LEW v. UNITED STATES BANK NATIONAL ASSOCIATION

United States District Court, Northern District of California (2012)

Facts

Issue

Holding — Seeborg, J.

Rule

Reasoning

Deep Dive: How the Court Reached Its Decision

Court's Reasoning on TILA Claims

The court first addressed Lew's claim for rescission under the Truth in Lending Act (TILA), determining that it was time-barred. According to 15 U.S.C. § 1635(f), the right of rescission expires three years after the consummation of the transaction, regardless of whether required disclosures were made. In this case, the court noted that Lew filed his complaint more than four years after the transaction, thus exceeding the statutory limit. Although Lew attempted to invoke an exception under TILA related to regulatory enforcement actions, the court found that the enforcement action he referenced did not pertain to TILA violations. Therefore, the court concluded that Lew's claim for rescission was extinguished, leading to its dismissal with prejudice.

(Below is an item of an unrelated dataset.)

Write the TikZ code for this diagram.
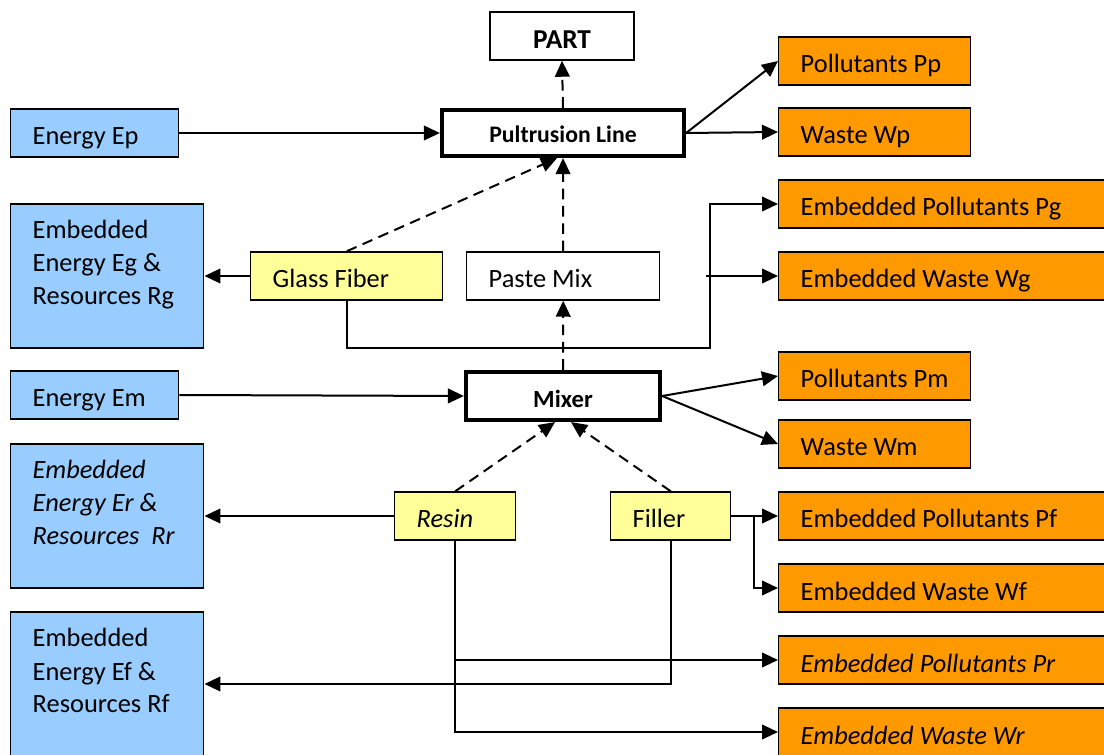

Court's Reasoning on Fraudulent Omission Claims

The court then analyzed Lew's fraudulent omission claim, which alleged that the defendants failed to disclose essential terms of the mortgage. The court found this claim was preempted by federal regulations under the Home Owner's Loan Act (HOLA). Specifically, 12 C.F.R. § 560.2(b) precludes state law claims that impose requirements regarding terms of credit or disclosures. Although Lew attempted to reframe his claim under federal law, citing 18 U.S.C. § 1005, the court noted that this statute pertains to criminal penalties and does not create a basis for civil liability. As a result, the court determined that Lew's fraudulent omission claim lacked a viable legal theory and was dismissed with prejudice.

Court's Reasoning on Unfair Business Practices Claims

Lastly, the court evaluated Lew's claim of unfair and fraudulent business practices under California's Unfair Competition Law (UCL). The court previously dismissed this claim as preempted by federal regulations but had granted Lew leave to amend if he could establish a factual basis that avoided preemption. Upon review, the court found that Lew's allegations still related to the disclosure of mortgage terms and thus fell within the scope of preemption under HOLA. The court emphasized that even though Lew tried to frame his claims as violations of general legal duties, the underlying conduct still pertained to lending practices and was therefore subject to the preemption. Consequently, Lew's third claim was also dismissed with prejudice.

Conclusion of the Court

In conclusion, the court granted the defendants' motion to dismiss all of Lew's claims with prejudice, indicating that he could not amend his complaint further. The court's reasoning highlighted Lew's failure to meet the statutory requirements for rescission under TILA, the inapplicability of his fraudulent omission claim due to preemption, and the lack of a viable basis for his unfair business practices claim. Given these determinations, the court directed the clerk to close the case, effectively ending Lew's litigation against the defendants. This ruling reinforced the importance of adhering to statutory time limits and the impact of federal preemption on state law claims in the context of mortgage lending.